Information Minister Dr Firdous Ashiq Awan. — File photo

ISLAMABAD: The usually bullish Interior Minister, Rehman Malik, had to face embarrassment at a cabinet meeting on Wednesday when he could not come up with a reasonable explanation for an inordinate delay in setting up a madressah regulatory authority.

Briefing reporters on the deliberations of the cabinet, Information Minister Dr Firdous Ashiq Awan said setting up of the authority was a decision of the cabinet and the interior ministry had failed to implement it.

But, she said, Prime Minister Yousuf Raza Gilani expressed satisfaction on the overall progress report presented by Mr Malik.

The interior minister informed the meeting that he had implemented 69 of the 78 cabinet decisions relating to his ministry.

He said he was holding talks with the quarters concerned about setting up the authority.

According to an informed source, when Mr Malik was asked about the delay, he explained that evolving consensus among various sects on the matter wasn’t an easy job. Besides the involvement of several other federal ministries, opinion of the provincial governments was also required, he said.

At the moment, the interior minister said, the people concerned had not agreed even on the name of the authority, let alone other issues.

Mr Malik protested that most of the time other departments’ failures were laid at his ministry’s door.

The government had asked Mr Malik in November 2009 to reach out to various independently-run madressah boards and set up a central authority to regulate the functioning of religious schools on the lines of the general education system.

He has repeatedly said in parliament that he is contacting scholars of all sects for the purpose.

The information minister said the authority would register madressahs throughout the country and would also work on improving their curriculum and ensuring regular sources of funding.

She said one of the important tasks of the authority would be to introduce an admission criterion for foreign students who came to the country for religious education.

Scrutiny of foreign students enrolled in seminaries has been a thorny issue.

Gen Pervez Musharraf talked a lot about madressah reforms and spent millions of rupees on the project with absolutely no result in the end.

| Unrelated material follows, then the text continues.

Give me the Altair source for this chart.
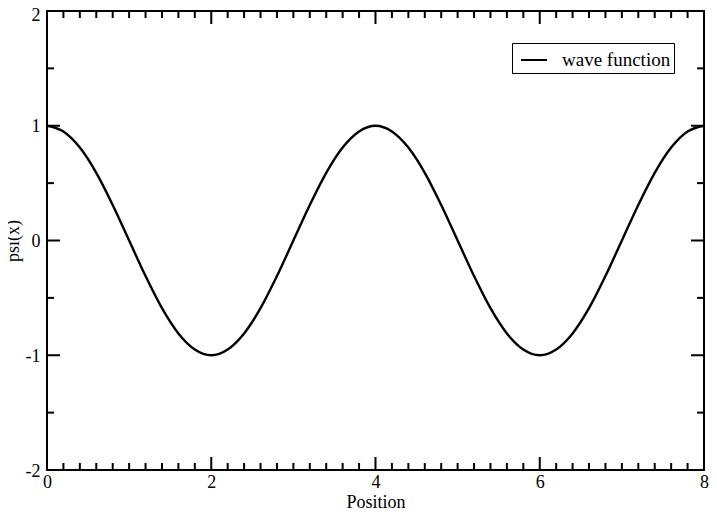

Talking to this reporter, Abdul Qudoos, spokesman for Maulana Salimullah Khan, head of the Ittihad-i-Tanzeemat Madaris (ITM), claimed that whatever the interior minister had been saying on the media about the proposed regulatory authority had no ground.

The ITM is an umbrella organisation of the five madressah boards representing major schools of thought.

“There has been no serious effort on the part of the government for setting up the authority except giving media statements,” the spokesman said.

He said a special committee formed by the interior minister to prepare a draft rules for the proposed authority to be presented before parliament had met only a couple of times with no fruitful discussion on the subject.

Mr Qudoos said the five madressah boards had about 25,000 seminaries registered with them.